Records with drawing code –

□ □ □ □ □ □ □

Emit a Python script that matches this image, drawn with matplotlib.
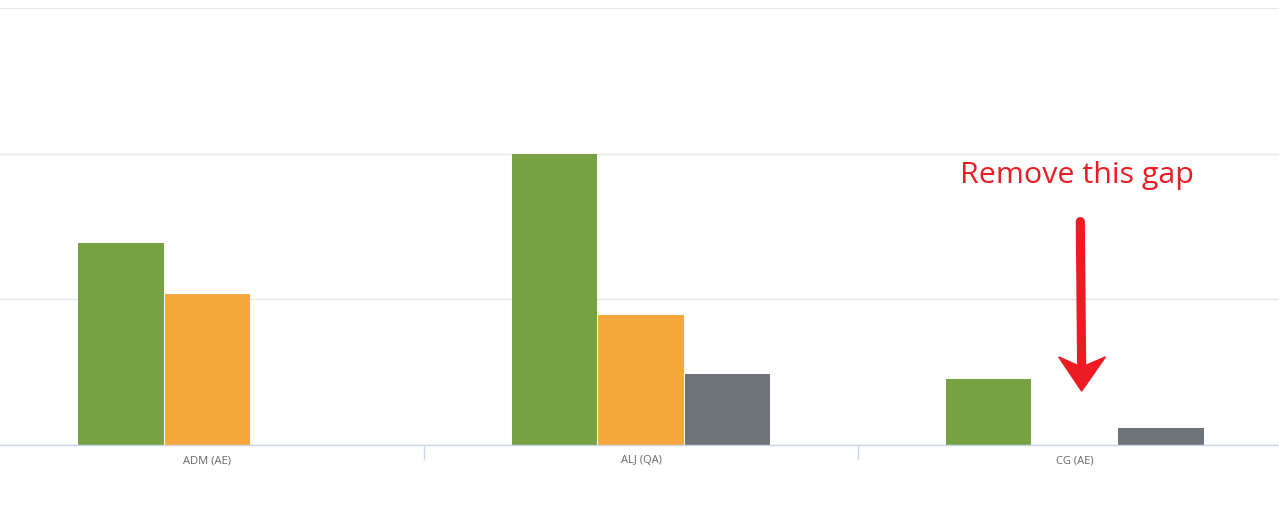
import numpy as np
import matplotlib
matplotlib.use("Agg")
import matplotlib.pyplot as plt
from matplotlib.patches import Polygon

plt.rcParams['font.family'] = ['Open Sans', 'DejaVu Sans']

categories = ['ADM (AE)', 'ALJ (QA)', 'CG (AE)']
# nan = no bar for that series in that category
series_green = [1.39, 2.00, 0.45]
series_orange = [1.04, 0.89, np.nan]
series_gray = [np.nan, 0.49, 0.12]
colors = ['#76a244', '#f5a83c', '#6e747a']

W, H = 1279, 516
fig = plt.figure(figsize=(W / 100, H / 100), dpi=100)
# plot area runs a little past the left/right image edges (cropped screenshot)
left_px, right_px, top_px, base_px = -9.5, 1291.5, 8, 445
ax = fig.add_axes([left_px / W, (H - base_px) / H,
                   (right_px - left_px) / W, (base_px - top_px) / H])

x = np.arange(len(categories))
bw = 0.199
for i, (vals, c) in enumerate(zip([series_green, series_orange, series_gray], colors)):
    ax.bar(x + (i - 1) * bw, vals, width=bw - 0.0025, color=c, zorder=3)

ax.set_xlim(-0.5, len(categories) - 0.5)
ax.set_ylim(0, 3)
ax.set_yticks([0, 1, 2, 3])
ax.yaxis.grid(True, color='#e6e6e6', lw=1)
ax.tick_params(axis='y', length=0, labelleft=False)
ax.set_xticks(x)
ax.set_xticklabels(categories, fontsize=8, color='#666666')
ax.tick_params(axis='x', which='major', length=0, pad=7.5)
ax.set_xticks(x[:-1] + 0.5, minor=True)
ax.tick_params(axis='x', which='minor', length=10, color='#ccd6eb', width=1)
for s in ['top', 'left', 'right']:
    ax.spines[s].set_visible(False)
ax.spines['bottom'].set_color('#ccd6eb')
ax.spines['bottom'].set_linewidth(1)
ax.spines['bottom'].set_zorder(4)

# annotation
red = '#ed1c24'
ax.text(2.005, 1.85, 'Remove this gap', color=red, fontsize=21.9, ha='center', va='center')
ax.plot([2.013, 2.016], [1.534, 0.56], color=red, lw=6.6, solid_capstyle='round', zorder=5)
head = Polygon([[2.016, 0.37], [1.963, 0.605], [2.016, 0.535], [2.071, 0.605]],
               closed=True, color=red, zorder=5)
ax.add_patch(head)

fig.savefig('out.png', dpi=100)
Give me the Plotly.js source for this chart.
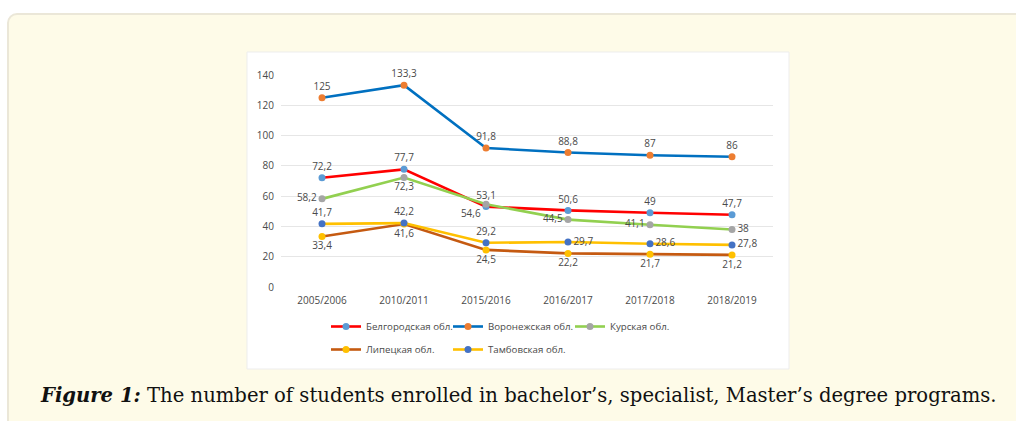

□ □ □ □ □ □ □

Extract, word for word, each line from the top of the data down to and including the line with "colors = ['#76a244', '#f5a83c', '#6e747a']"; skip the pictures.

Emit a Python script that matches this image, drawn with matplotlib.
import numpy as np
import matplotlib
matplotlib.use("Agg")
import matplotlib.pyplot as plt
from matplotlib.patches import Polygon

plt.rcParams['font.family'] = ['Open Sans', 'DejaVu Sans']

categories = ['ADM (AE)', 'ALJ (QA)', 'CG (AE)']
# nan = no bar for that series in that category
series_green = [1.39, 2.00, 0.45]
series_orange = [1.04, 0.89, np.nan]
series_gray = [np.nan, 0.49, 0.12]
colors = ['#76a244', '#f5a83c', '#6e747a']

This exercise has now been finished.